Advanced users can also integrate GIS layers to align their asset with the precise ready reckoner zone. Because some lanes are split between two sub-zones, a simple postal address may not suffice. By overlaying property boundaries on municipal GIS data, one confirms the correct rate per square foot, thereby avoiding disputes.

10. Future Trends

Though Mumbai has adopted a capital value regime for most properties, the concept of rateable value remains relevant. The civic body periodically reconsiders its mix of rental, capital, and unit area systems to ensure revenue stability.

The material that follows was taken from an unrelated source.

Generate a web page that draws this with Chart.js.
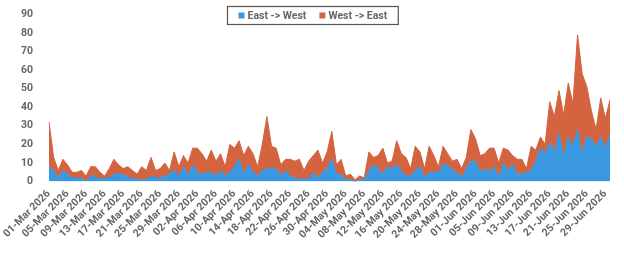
<!DOCTYPE html>
<html>
<head>
<meta charset="utf-8">
<script src="https://cdn.jsdelivr.net/npm/chart.js@4/dist/chart.umd.min.js"></script>
<style>
  html, body { margin: 0; padding: 0; background: #fff; }
  #wrap { width: 624px; height: 254px; }
</style>
</head>
<body>
<div id="wrap"><canvas id="myChart"></canvas></div>
<script>
// daily categories, 01-Mar 2026 .. 30-Jun 2026
var months = ['Mar', 'Apr', 'May', 'Jun'];
var monthDays = [31, 30, 31, 30];
var year = '2026';

var eastWest = [
    8, 6, 2, 6, 4, 2, 2, 2, 0, 3, 3, 1, 2, 2, 4, 4, 4, 2, 2, 1,
    1, 1, 3, 2, 2, 3, 4, 6, 3, 8, 3, 9, 5, 4, 5, 5, 3, 6, 3, 5,
    8, 12, 4, 9, 5, 3, 6, 7, 7, 7, 3, 6, 3, 2, 1, 2, 1, 5, 2, 5,
    7, 12, 4, 4, 1, 1, 0, 1, 1, 6, 9, 7, 4, 8, 7, 9, 6, 3, 3, 6,
    8, 2, 5, 5, 5, 9, 9, 6, 5, 2, 7, 11, 11, 5, 7, 5, 8, 2, 10, 6,
    9, 4, 4, 5, 6, 11, 18, 15, 21, 16, 26, 13, 24, 19, 28, 15, 24, 23, 19, 24,
    18, 25
];
var westEast = [
    24, 7, 4, 6, 5, 3, 3, 4, 3, 5, 5, 4, 1, 5, 8, 5, 3, 6, 4, 3,
    7, 5, 10, 4, 5, 7, 2, 10, 5, 6, 7, 9, 13, 11, 6, 12, 8, 9, 5, 15,
    10, 10, 10, 10, 10, 5, 14, 28, 12, 11, 6, 6, 9, 9, 11, 4, 10, 9, 15, 5,
    9, 15, 5, 8, 2, 3, 1, 2, 1, 10, 4, 7, 14, 2, 4, 13, 9, 10, 4, 13,
    8, 5, 14, 9, 3, 10, 6, 5, 7, 5, 6, 17, 12, 9, 8, 13, 10, 8, 8, 11,
    5, 8, 8, 2, 13, 6, 6, 5, 22, 19, 23, 23, 29, 23, 51, 43, 27, 15, 9, 21,
    16, 19
];
var seriesNames = ['East -> West', 'West -> East'];
var yTicks = [0, 10, 20, 30, 40, 50, 60, 70, 80, 90];

var labels = [];
months.forEach(function(m, i) {
    for (var d = 1; d <= monthDays[i]; d++) {
        labels.push((d < 10 ? '0' + d : '' + d) + '-' + m + ' ' + year);
    }
});

var BLUE = '#3a98e0';
var ORANGE = '#d4633f';
var TXT = '#666666';
var FONT = 'Roboto';

// legend drawn over the plot, with a frame round it
var boxedLegend = {
    id: 'boxedLegend',
    afterDraw: function(chart) {
        var ctx = chart.ctx;
        var sets = chart.data.datasets;
        ctx.save();
        ctx.font = 'bold 10.5px ' + FONT;
        var box = 6, gapBox = 3, gapItem = 13, padX = 11;
        var widths = sets.map(function(ds) { return box + gapBox + ctx.measureText(ds.label).width; });
        var total = widths.reduce(function(a, b) { return a + b; }, 0) + gapItem * (sets.length - 1);
        var left = Math.round(chart.width / 2 - total / 2 - padX) + 0.5;
        var top = 6.5, h = 18;
        ctx.fillStyle = '#fff';
        ctx.fillRect(left, top, total + padX * 2, h);
        ctx.strokeStyle = '#555';
        ctx.lineWidth = 1.2;
        ctx.strokeRect(left, top, total + padX * 2, h);
        var x = left + padX;
        var cy = top + h / 2;
        sets.forEach(function(ds, i) {
            ctx.fillStyle = ds.backgroundColor;
            ctx.fillRect(x, cy - box / 2, box, box);
            ctx.fillStyle = TXT;
            ctx.textBaseline = 'middle';
            ctx.textAlign = 'left';
            ctx.fillText(ds.label, x + box + gapBox, cy + 0.5);
            x += widths[i] + gapItem;
        });
        ctx.restore();
    }
};

var ctx = document.getElementById('myChart');
var myChart = new Chart(ctx, {
    type: 'line',
    data: {
        labels: labels,
        datasets: [{
            label: seriesNames[0],
            data: eastWest,
            backgroundColor: BLUE,
            borderColor: BLUE,
            borderWidth: 1,
            fill: 'origin',
            pointRadius: 0,
            tension: 0
        }, {
            label: seriesNames[1],
            data: westEast,
            backgroundColor: ORANGE,
            borderColor: ORANGE,
            borderWidth: 1,
            fill: '-1',
            pointRadius: 0,
            tension: 0
        }]
    },
    options: {
        responsive: true,
        maintainAspectRatio: false,
        animation: false,
        layout: { padding: { top: 0, right: 14, bottom: 11, left: 12 } },
        plugins: {
            legend: { display: false },
            tooltip: { enabled: false }
        },
        scales: {
            x: {
                grid: { display: false, drawTicks: true, tickLength: 4, color: '#ccc' },
                border: { display: false },
                ticks: {
                    autoSkip: false,
                    minRotation: 45,
                    maxRotation: 45,
                    padding: 2,
                    color: TXT,
                    font: { family: FONT, size: 10.5, weight: 'bold' },
                    callback: function(v, i) { return i % 4 === 0 ? labels[i] : null; }
                }
            },
            y: {
                stacked: true,
                min: 0,
                max: 90,
                afterBuildTicks: function(axis) {
                    axis.ticks = yTicks.map(function(v) { return { value: v }; });
                },
                afterFit: function(axis) { axis.width = 37; },
                grid: { display: false },
                border: { display: false },
                ticks: {
                    padding: 8,
                    color: TXT,
                    font: { family: FONT, size: 10.5, weight: 'bold' }
                }
            }
        }
    },
    plugins: [boxedLegend]
});
</script>
</body>
</html>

With the impending redevelopment of cessed buildings and the push for cluster redevelopment under the Development Control and Promotion Regulations (DCPR) 2034, hybrid valuation methods may gain traction. Being proficient in rateable value calculations prepares owners for any regulatory shift because the underlying logic of fair rent and allowable deductions will continue to guide policy.

The growing emphasis on sustainability could also influence deductions. Buildings achieving energy-efficient certifications or green retrofits may be offered additional rebates to encourage eco-friendly investments. Keeping an eye on municipal notifications and state incentives allows property holders to capture these benefits promptly.

11. Practical Tips for Data Accuracy

  • Audit Lease Agreements Annually: Ensure that escalations and revisions are captured so your declared rent remains credible.
  • Document Vacancy Gaps: Maintain photographs, brokerage listings, or termination letters to prove that space was unoccupied.
  • Update Building Age Certificates: For redeveloped or majorly repaired structures, obtain a fresh structural certificate to qualify for lower depreciation.
  • Track Maintenance Costs: Higher documented expenses can justify enhanced deductions, especially for commercial complexes.
  • Use Independent Valuers: Professional assessments lend extra credibility when contesting municipal orders.

12. Conclusion

Calculating the rateable value of a property in Mumbai combines statutory references, market realities, and meticulous documentation. By understanding how declared rent interacts with ready reckoner benchmarks, factoring in occupancy, and applying permissible deductions, owners can accurately predict municipal liabilities. The calculator provided here operationalizes these principles in a user-friendly interface, while the comprehensive guide empowers you with contextual knowledge. Whether you manage a single apartment or a portfolio of commercial hubs, mastering rateable value techniques ensures fiscal prudence and compliance in India’s most dynamic real estate market.